Review: Cry Father

cry father book coverBenjamin Whitmer (co-author of Charlie Louvin's autobiography, Satan Is Real; Pike) stands squarely in that "rural noir" sub-genre niche of tweakers and trigger-happy drunks worked so effectively by Daniel Woodrell, Larry Brown and Rick Gavin. Whitmer's Cry Father is an accomplished, swaggering tale of battered-but-still-striving men living in the no-man's land of southeast Colorado. It's a male-centric story of fathers and sons whose women are ex-wives, girlfriends, baby mamas and nursemaids--but not much more. Nonetheless, Whitmer hardly needs them to tell his often-violent story of men hanging on to whatever slivers of redemption they can find.

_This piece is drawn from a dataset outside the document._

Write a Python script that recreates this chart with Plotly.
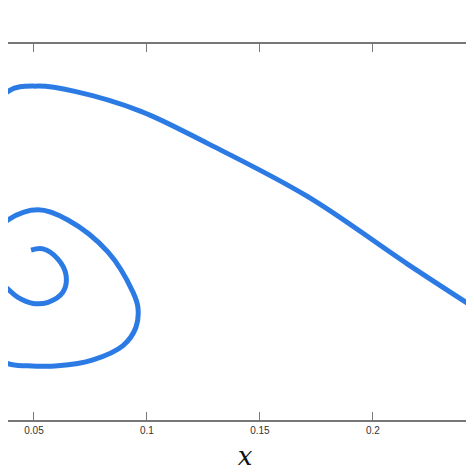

Patterson Wells is an itinerant tree trimmer called in after tornadoes, floods and other natural disasters to clear power lines and occasionally pull bodies out of the debris. With his dog, Sancho, and a bottle of Evan Williams bourbon, he jumps in his Ford Ranger to cash in on calamity wherever it turns up before sleepwalking home to his rudimentary cabin on a mesa in the San Luis Valley. After his young son Justin's death from a botched surgery, the divorced Patterson ("maybe forty-five, and a hard forty-five at that... old enough that when the cocaine runs out of his system it takes most of his brains with it") clings precariously to the companionship of Sancho, his still-sympathetic ex-wife and his neighbor Henry--a broke-down, recovering alcoholic and former rodeo bull rider. It's a life, but not much of one. Were it not for his majestic view of Blanca Peak in the Rockies' Sangre de Cristo Range, bourbon, Vicodin, blow and his diary-like letters to Justin, it would be no life at all. When Henry's drug-running, drug-toking, sh*t-kicking son Junior shows up from Denver to rail against the once-absent, abusive father he thinks screwed up his life, Patterson's marginally tolerable life takes a turn for the worse.

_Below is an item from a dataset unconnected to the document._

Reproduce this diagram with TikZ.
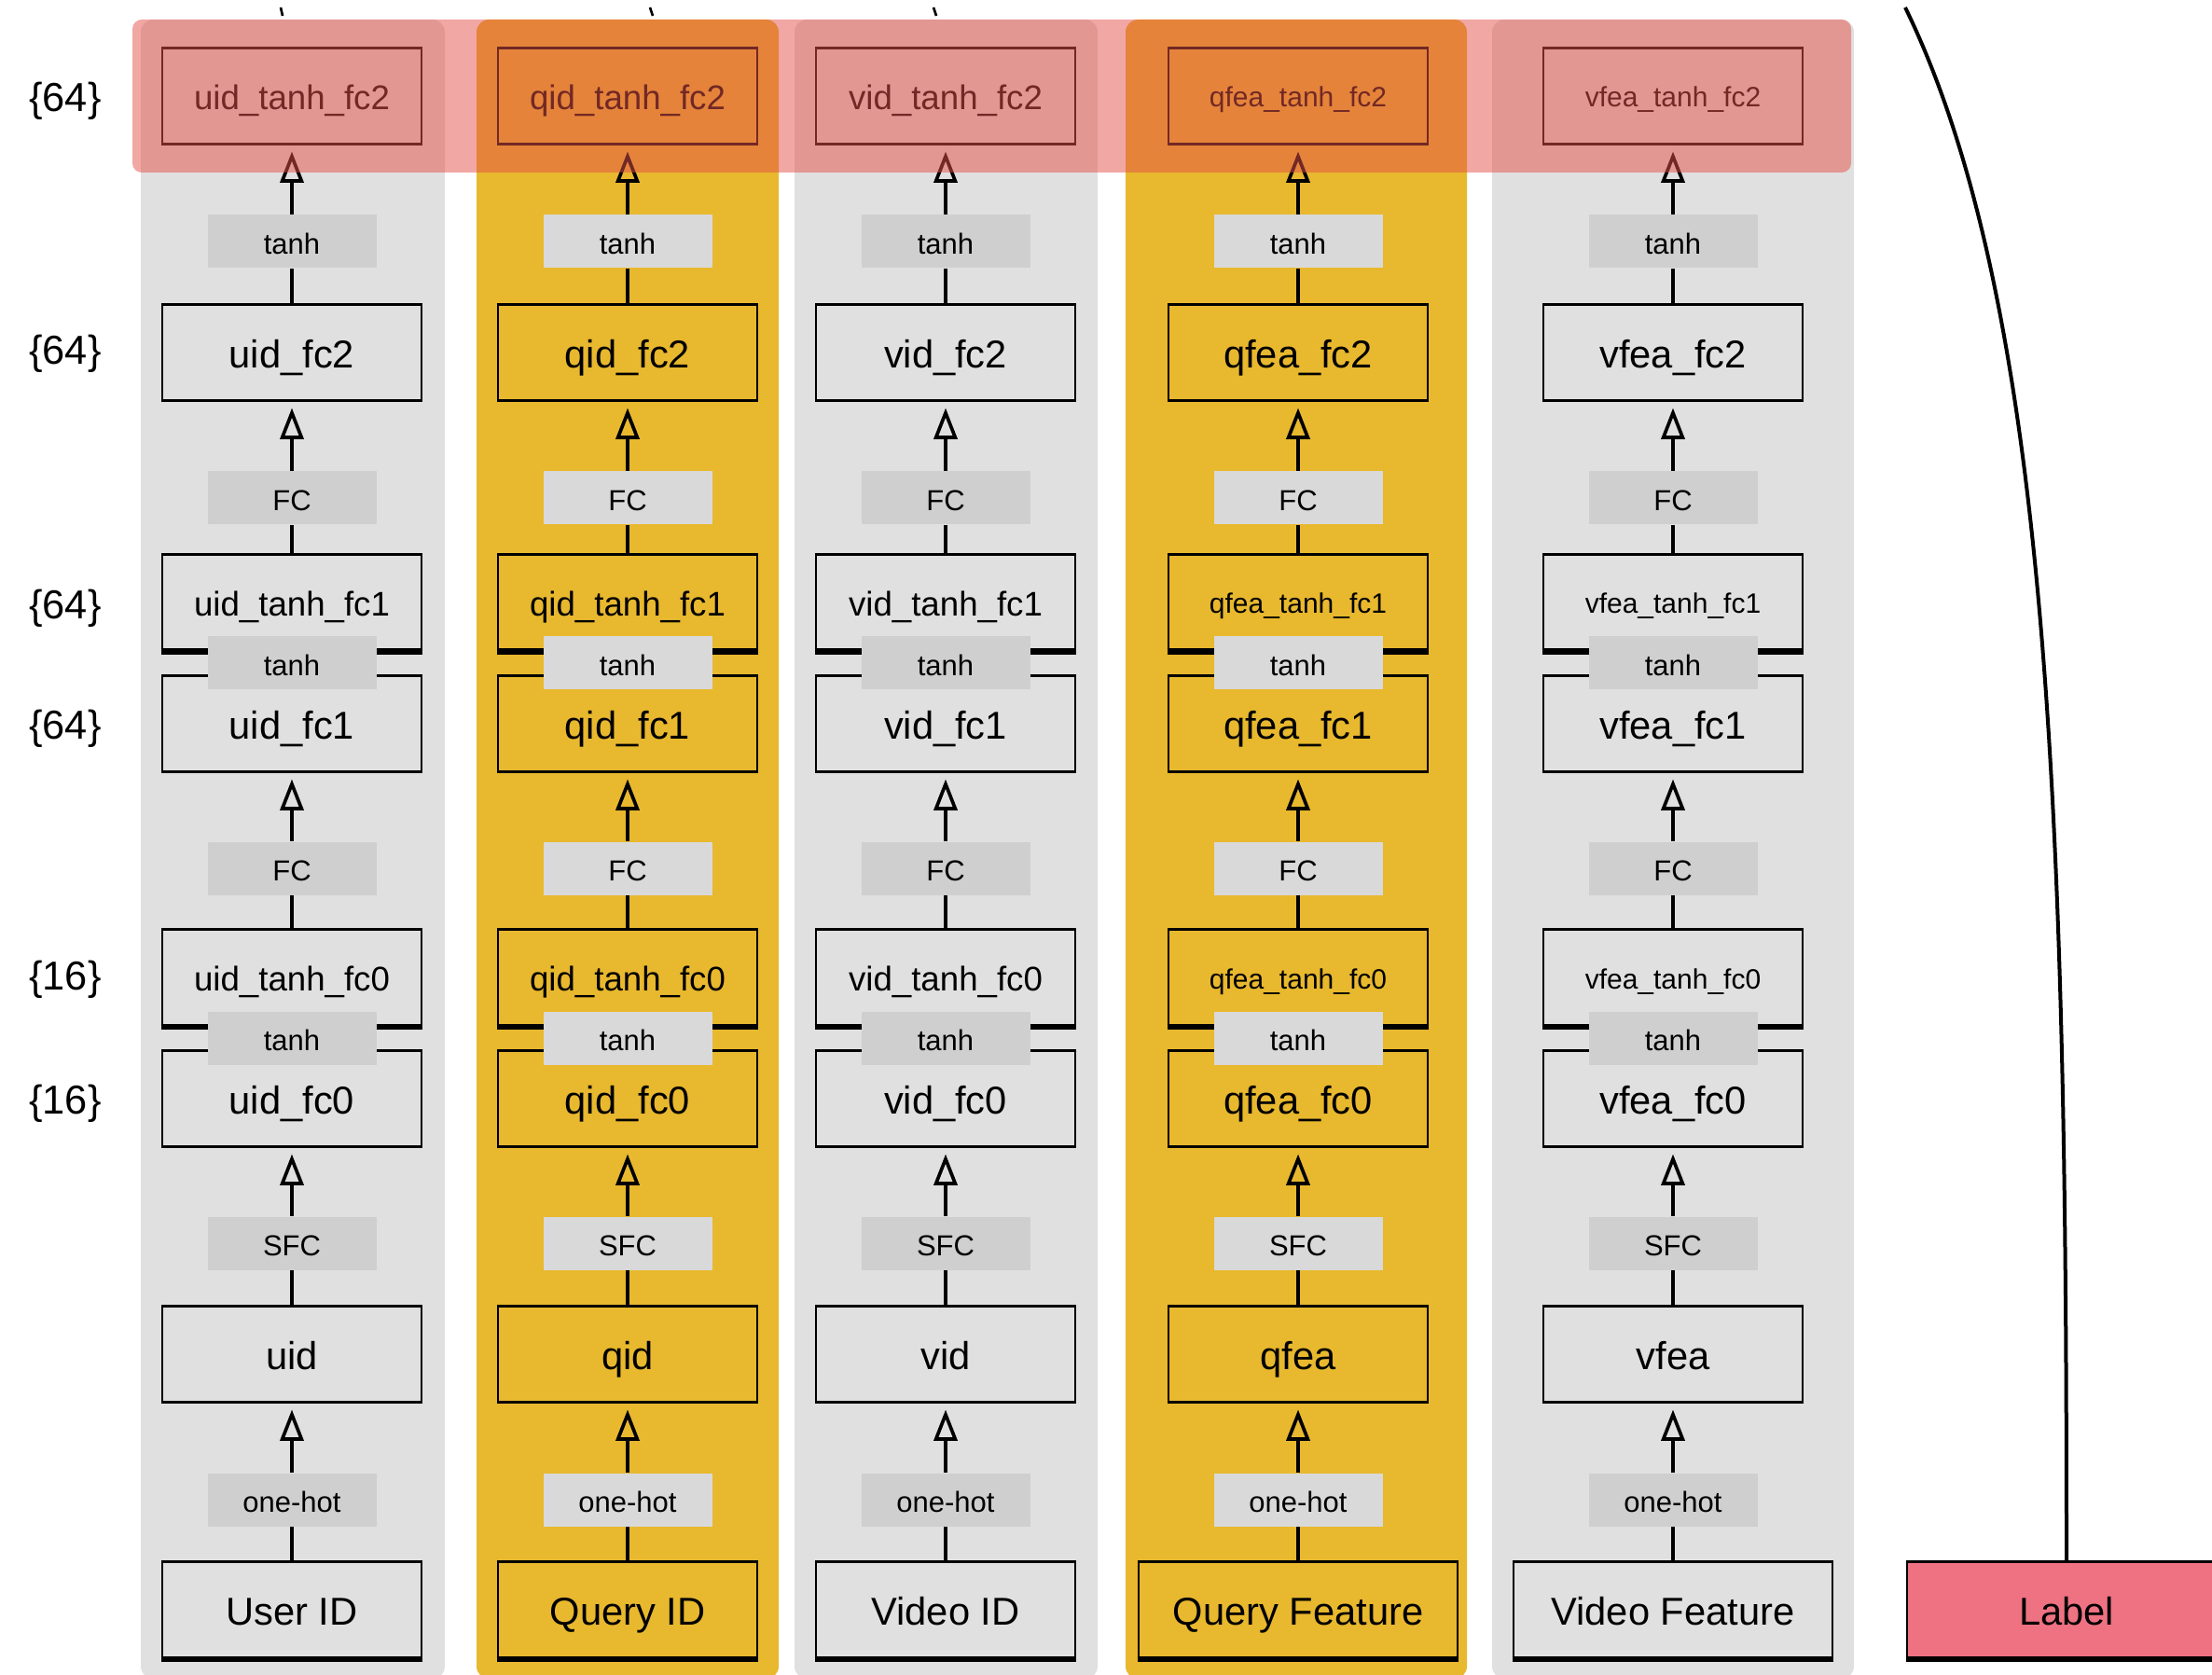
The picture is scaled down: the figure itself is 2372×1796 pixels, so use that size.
\documentclass[tikz,border=0pt]{standalone}
\usepackage{fontspec}
\setmainfont{Liberation Sans}
\usetikzlibrary{arrows.meta}
\definecolor{colgray}{RGB}{224,224,224}
\definecolor{colyel}{RGB}{232,184,46}
\definecolor{lblgrayA}{RGB}{207,207,207}
\definecolor{lblgrayB}{RGB}{217,217,217}
\definecolor{bandred}{RGB}{228,80,72}
\definecolor{labelpink}{RGB}{238,114,130}
\begin{document}
\begin{tikzpicture}[x=0.3pt,y=-0.3pt,
  box/.style={draw=black,line width=0.8pt,minimum width=83.4pt,minimum height=30.9pt,inner sep=0pt,text height=10pt,text depth=0pt,font=\fontsize{12.5}{14}\selectfont},
  opbox/.style={minimum width=54.3pt,minimum height=17.1pt,inner sep=0pt,text height=8pt,text depth=0pt,font=\fontsize{9.3}{11}\selectfont},
  conn/.style={line width=1.2pt},
  arr/.style={line width=1.2pt,shorten >=2pt,-{Triangle[open,length=10pt,width=7.5pt,line width=1.1pt]}},
  brace/.style={font=\fontsize{13}{15}\selectfont,text height=10pt,text depth=0pt},
  thickbot/.style={line width=2pt}
]
\useasboundingbox (0,0) rectangle (2372,1796);
\fill[white] (0,0) rectangle (2372,1796);

% column backgrounds
\fill[colgray, rounded corners=4pt] (151,21) rectangle (477,1800);
\fill[colyel,  rounded corners=4pt] (511,21) rectangle (835,1800);
\fill[colgray, rounded corners=4pt] (852,21) rectangle (1177,1800);
\fill[colyel,  rounded corners=4pt] (1207,21) rectangle (1573,1800);
\fill[colgray, rounded corners=4pt] (1600,21) rectangle (1988,1800);

\foreach \cx/\p/\colc/\labc/\tfs/\inwd/\intxt in {
  313/uid/colgray/lblgrayA/11/83.4/User ID,
  673/qid/colyel/lblgrayB/11/83.4/Query ID,
  1014/vid/colgray/lblgrayA/11/83.4/Video ID,
  1392/qfea/colyel/lblgrayB/9/102.6/Query Feature,
  1794/vfea/colgray/lblgrayA/9/102.6/Video Feature}{
  % boxes
  \node[box,fill=\colc,minimum width=\inwd pt] (\p-in) at (\cx,1726) {\intxt};
  \node[box,fill=\colc] (\p-emb) at (\cx,1452) {\p};
  \node[box,fill=\colc] (\p-fc0) at (\cx,1178) {\p\_fc0};
  \node[box,fill=\colc,text height=0.8*\tfs pt,font=\fontsize{\tfs}{\tfs}\selectfont] (\p-tfc0) at (\cx,1048) {\p\_tanh\_fc0};
  \node[box,fill=\colc] (\p-fc1) at (\cx,776) {\p\_fc1};
  \node[box,fill=\colc,text height=0.8*\tfs pt,font=\fontsize{\tfs}{\tfs}\selectfont] (\p-tfc1) at (\cx,646) {\p\_tanh\_fc1};
  \node[box,fill=\colc] (\p-fc2) at (\cx,378) {\p\_fc2};
  \node[box,fill=\colc,text height=0.8*\tfs pt,font=\fontsize{\tfs}{\tfs}\selectfont] (\p-tfc2) at (\cx,103) {\p\_tanh\_fc2};
  \draw[thickbot] (\p-in.south west) -- (\p-in.south east);
  \draw[thickbot] (\p-tfc0.south west) -- (\p-tfc0.south east);
  \draw[thickbot] (\p-tfc1.south west) -- (\p-tfc1.south east);
  % operation labels
  \node[opbox,fill=\labc] (\p-oh) at (\cx,1608) {one-hot};
  \node[opbox,fill=\labc] (\p-sfc) at (\cx,1333) {SFC};
  \node[opbox,fill=\labc] (\p-t0) at (\cx,1113) {tanh};
  \node[opbox,fill=\labc] (\p-fca) at (\cx,931) {FC};
  \node[opbox,fill=\labc] (\p-t1) at (\cx,711) {tanh};
  \node[opbox,fill=\labc] (\p-fcb) at (\cx,534) {FC};
  \node[opbox,fill=\labc] (\p-t2) at (\cx,259) {tanh};
  % connectors
  \draw[conn] (\p-in.north) -- (\p-oh.south);
  \draw[arr] (\p-oh.north) -- (\p-emb.south);
  \draw[conn] (\p-emb.north) -- (\p-sfc.south);
  \draw[arr] (\p-sfc.north) -- (\p-fc0.south);
  \draw[conn] (\p-tfc0.north) -- (\p-fca.south);
  \draw[arr] (\p-fca.north) -- (\p-fc1.south);
  \draw[conn] (\p-tfc1.north) -- (\p-fcb.south);
  \draw[arr] (\p-fcb.north) -- (\p-fc2.south);
  \draw[conn] (\p-fc2.north) -- (\p-t2.south);
  \draw[arr] (\p-t2.north) -- (\p-tfc2.south);
}

% top translucent band
\fill[bandred, opacity=0.5, rounded corners=3pt] (142,21) rectangle (1985,185);

% dimension labels
\node[brace] (d1) at (70,103) {\{64\}};
\node[brace] (d2) at (70,374) {\{64\}};
\node[brace] (d3) at (70,647) {\{64\}};
\node[brace] (d4) at (70,776) {\{64\}};
\node[brace] (d5) at (70,1045) {\{16\}};
\node[brace] (d6) at (70,1178) {\{16\}};

% label box and curve
\node[box,fill=labelpink,minimum width=102.6pt] (lab) at (2216,1726) {Label};
\draw[thickbot] (lab.south west) -- (lab.south east);
\coordinate (ctop) at (2043,8);
\draw[line width=1.2pt] (ctop) .. controls (2200,330) and (2216,900) .. (lab.north);

% small marks at top edge
\draw[line width=0.8pt] (301,8) -- (303,17);
\draw[line width=0.8pt] (697,8) -- (700,17);
\draw[line width=0.8pt] (1001,8) -- (1004,17);
\end{tikzpicture}
\end{document}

Junior is a mule for the Mexican La Familia cartel. He drives his matte-black 1969 Dodge Charger ("what's the point of being a drug runner if you can't drive a cool car") up and down I-25 between the Juarez connection and his dealer in a seedy corner of Denver ("within two miles of six Superfund sites, one of which happens to be the neighborhood itself"). In a misguided attempt to protect Henry, Patterson gets sucked into Junior's fast and loose life of cinderblock bars, Mexican whores and a bulked-up, tattooed, pony-tailed Denver cartel enforcer. In Junior's turbulent wake, Patterson learns to accept his own failings as a father, husband, friend--and to pick himself up, concluding: "Nothing ends, nothing heals. Not that I'd have it any other way." Whitmer is one helluva storyteller, and Cry Father nails it on all fronts. --Bruce Jacobs, founding partner, Watermark Books & Cafe, Wichita, Kansas.

Shelf Talker: Benjamin Whitmer's second novel is a first-rate addition to the canon of "rural noir" storytelling.